The talks between the BC Teachers’ Federation and the province have stalled due to being too far apart, according to veteran mediator Vince Ready.
As of the last disclosed details on the proposals by the two parties, where do things currently stand?
The BCTF asked for wage increases and a benefit fund that would amount to a 14.5 per cent increase, according to the government negotiators. They are also asking for a $5,000 signing bonus and a $225 million fund over five years to cover additional costs.
An increase in health benefits for teachers would include: $3,000 of massage therapy per year and the inclusion of fertility drugs. An improvement to the dental plan, continuation of benefits for dependents 12 months after a teacher’s death, a for teachers on long-term disability to get the same benefits coverage as those who are still working would also be included.

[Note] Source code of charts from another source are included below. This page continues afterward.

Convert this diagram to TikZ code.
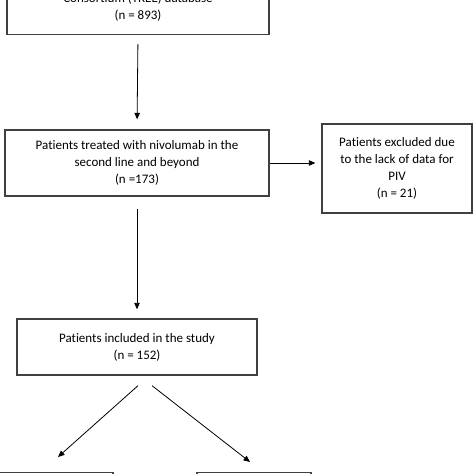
\documentclass[tikz,border=0pt]{standalone}
\usepackage{fontspec}
\setmainfont{Carlito}[Ligatures=NoCommon]
\usetikzlibrary{arrows.meta,calc}
\begin{document}
\begin{tikzpicture}[x=1bp,y=-1bp,
  box/.style={draw=black!75,line width=1.3bp,align=center,inner sep=0pt,
    font=\fontsize{13bp}{17bp}\selectfont,text=black},
  arr/.style={draw=black,line width=0.8bp,-{Triangle[length=6.5bp,width=5.5bp]}}]
\useasboundingbox[clip] (0,0) rectangle (474,474);
\fill[white] (0,0) rectangle (474,474);
\node[box,minimum width=262bp,minimum height=54bp] (b1) at (138,7.5)
  {Consortium (TREE) database\\(n = 893)};
\node[box,minimum width=264bp,minimum height=66bp] (b2) at (137,163)
  {Patients treated with nivolumab in the\\second line and beyond\\(n =173)};
\node[box,minimum width=150bp,minimum height=89bp] (b3) at (397,168.5)
  {Patients excluded due\\to the lack of data for\\PIV\\(n = 21)};
\node[box,minimum width=240bp,minimum height=56bp] (b4) at (137,347)
  {Patients included in the study\\(n = 152)};
\node[box,minimum width=114bp,minimum height=40bp,anchor=north] (b5) at (56,472) {};
\node[box,minimum width=114bp,minimum height=40bp,anchor=north] (b6) at (254,472) {};
\draw[arr,shorten <=9bp,shorten >=10bp] (b1.south) -- (b2.north);
\draw[arr,shorten >=6bp] (b2.east) -- (b2.east -| b3.west);
\draw[arr,shorten <=12bp,shorten >=9bp] (b2.south) -- (b4.north);
\draw[arr] ($(b4.south)+(1,10)$) -- ($(b5.north)+(2,-15)$);
\draw[arr] ($(b4.south)+(15,10)$) -- ($(b6.north)+(-4,-10)$);
\end{tikzpicture}
\end{document}
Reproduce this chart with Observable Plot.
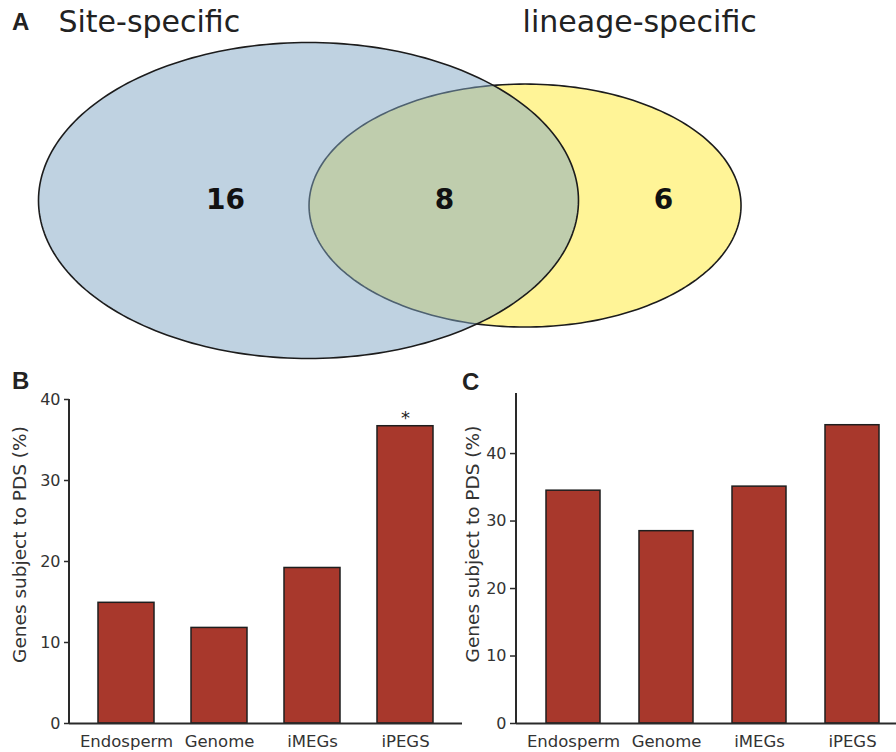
<!DOCTYPE html>
<html>
<head>
<meta charset="utf-8">
<script src="https://cdn.jsdelivr.net/npm/d3@7"></script>
<script src="https://cdn.jsdelivr.net/npm/@observablehq/plot@0.6"></script>
<style>
  html, body { margin: 0; padding: 0; background: #fff; }
  #fig { position: relative; width: 896px; height: 752px; overflow: hidden; background: #fff; }
  .panel { position: absolute; }
  .panel svg { max-width: none !important; }
  .letter { position: absolute; font-family: "Liberation Sans", Arial, sans-serif; font-weight: bold; font-size: 24px; line-height: 24px; color: #222; }
</style>
</head>
<body>
<div id="fig">
  <div id="venn" class="panel" style="left:0;top:0;width:896px"></div>
  <div id="panelB" class="panel" style="left:0;top:380px;width:470px"></div>
  <div id="panelC" class="panel" style="left:450px;top:380px;width:458px"></div>
  <div class="letter" style="left:12px;top:10px">A</div>
  <div class="letter" style="left:12px;top:369px">B</div>
  <div class="letter" style="left:462px;top:370px">C</div>
</div>
<script>
// ---------- data ----------
const vennSets = ["Site-specific", "lineage-specific"];
const vennRegions = ["Site-specific only", "both", "lineage-specific only"];
const vennCounts = [16, 8, 6];

const categories = ["Endosperm", "Genome", "iMEGs", "iPEGS"];
const valuesB = [14.9, 11.8, 19.2, 36.7];
const significanceB = ["", "", "", "*"];
const valuesC = [34.5, 28.5, 35.1, 44.2];
const yTicksB = [0, 10, 20, 30, 40];
const yTicksC = [0, 10, 20, 30, 40];
const yLabel = "Genes subject to PDS (%)";

// ---------- layout (Venn geometry in abstract units) ----------
const vennShapes = [
  {set: vennSets[0], cx: 0, cy: 0, rx: 1, ry: 1, fill: "#7fa5c3", fillOpacity: 0.5},
  {set: vennSets[1], cx: 0.802, cy: -0.032, rx: 0.80, ry: 0.769, fill: "#fff497", fillOpacity: 1}
];
const vennRegionPos = [{u: -0.307, v: 0.0}, {u: 0.504, v: 0.0}, {u: 1.315, v: 0.0}];
const vennTitlePos = [{u: -0.926, v: 1.127}, {u: 0.793, v: 1.127}];

function ellipsePoints(s) {
  const pts = [];
  const n = 240;
  for (let k = 0; k < n; k++) {
    const t = (2 * Math.PI * k) / n;
    pts.push({set: s.set, u: s.cx + s.rx * Math.cos(t), v: s.cy + s.ry * Math.sin(t)});
  }
  return pts;
}

const FONT = "DejaVu Sans, Verdana, sans-serif";

// ---------- Panel A: Venn ----------
const yellow = vennShapes[1], blue = vennShapes[0];
const venn = Plot.plot({
  width: 896, height: 370,
  marginLeft: 0, marginRight: 0, marginTop: 0, marginBottom: 0,
  style: {fontFamily: FONT, background: "transparent", color: "#1a1a1a"},
  x: {domain: [-1.1407, 2.1778], axis: null},
  y: {domain: [-1.0759, 1.2658], axis: null},
  marks: [
    Plot.line(ellipsePoints(yellow), {x: "u", y: "v", curve: "linear-closed", fill: yellow.fill, fillOpacity: yellow.fillOpacity, stroke: "#1c1c1c", strokeWidth: 1.6}),
    Plot.line(ellipsePoints(blue), {x: "u", y: "v", curve: "linear-closed", fill: blue.fill, fillOpacity: blue.fillOpacity, stroke: "#1c1c1c", strokeWidth: 1.6}),
    Plot.text(vennCounts.map((c, i) => ({c, ...vennRegionPos[i]})), {x: "u", y: "v", text: d => String(d.c), fontSize: 28, fontWeight: "bold", fill: "#111"}),
    Plot.text(vennSets.map((s, i) => ({s, ...vennTitlePos[i]})), {x: "u", y: "v", text: "s", textAnchor: "start", fontSize: 30, fill: "#222"})
  ]
});
document.getElementById("venn").appendChild(venn);

// ---------- bar panels ----------
function yAxisLine(index, scales, values, dims) {
  const l = d3.create("svg:line")
    .attr("x1", dims.marginLeft).attr("x2", dims.marginLeft)
    .attr("y1", dims.marginTop).attr("y2", dims.height - dims.marginBottom)
    .attr("stroke", "#2a2a2a").attr("stroke-width", 2);
  return l.node();
}

function barPanel({values, sig, domain, ticks, width, marginLeft, marginRight, marginTop, labelDx, labelDy, paddingOuter, paddingInner, tickSize}) {
  const rows = categories.map((c, i) => ({cat: c, value: values[i], sig: sig ? sig[i] : ""}));
  return Plot.plot({
    width, height: 372,
    marginLeft, marginRight, marginTop, marginBottom: 29,
    style: {fontFamily: FONT, fontSize: "16px", background: "transparent", color: "#333", overflow: "visible", maxWidth: "none"},
    x: {domain: categories, paddingInner, paddingOuter},
    y: {domain},
    marks: [
      Plot.barY(rows, {x: "cat", y: "value", fill: "#a8382c", stroke: "#1e1e1e", strokeWidth: 1.5}),
      Plot.ruleY([0], {stroke: "#2a2a2a", strokeWidth: 2}),
      yAxisLine,
      Plot.axisY({ticks, tickSize, tickPadding: 4, label: null, fontSize: 16, stroke: "#2a2a2a", strokeWidth: 1.5}),
      Plot.axisX({tickSize: 0, tickPadding: 12, label: null, fontSize: 16.5}),
      Plot.text([yLabel], {frameAnchor: "left", text: d => d, rotate: -90, textAnchor: "middle", lineAnchor: "top", dx: labelDx, dy: labelDy, fontSize: 18.5, fill: "#333"}),
      Plot.text(rows.filter(d => d.sig), {x: "cat", y: "value", text: "sig", lineAnchor: "bottom", dy: -2, fontSize: 18, fill: "#222"})
    ]
  });
}

const panelB = barPanel({
  values: valuesB, sig: significanceB, domain: [0, 40], ticks: yTicksB,
  width: 470, marginLeft: 69, marginRight: 8, marginTop: 19,
  labelDx: -57, labelDy: -17, paddingInner: 0.4, paddingOuter: 0.3, tickSize: 5
});
document.getElementById("panelB").appendChild(panelB);

const panelC = barPanel({
  values: valuesC, sig: null, domain: [0, 48.9], ticks: yTicksC,
  width: 458, marginLeft: 66, marginRight: 0, marginTop: 13,
  labelDx: -51, labelDy: -14.5, paddingInner: 0.42, paddingOuter: 0.3, tickSize: 6
});
document.getElementById("panelC").appendChild(panelC);
</script>
</body>
</html>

In a recent press conference following the stalled talks, BCTF president Jim Iker said they removed over $100 million from their proposal but there were no specifics on where those reductions would occur.
The province has offered a seven per cent wage over six years, not compounded. It also includes an Economic Stability Dividend in four installments. If the contract term is extended from six to seven years, teachers would get an additional wage increase of 0.5 per cent in July 2019 and one per cent in May 2020. They have not disclosed any information on benefits.
When it comes to classroom conditions, there are also significant differences. The government has proposed a $75 million annual learning improvement fund; which is one-third of the BCTF’s proposal of $225 million yearly to be used only for hiring additional teachers.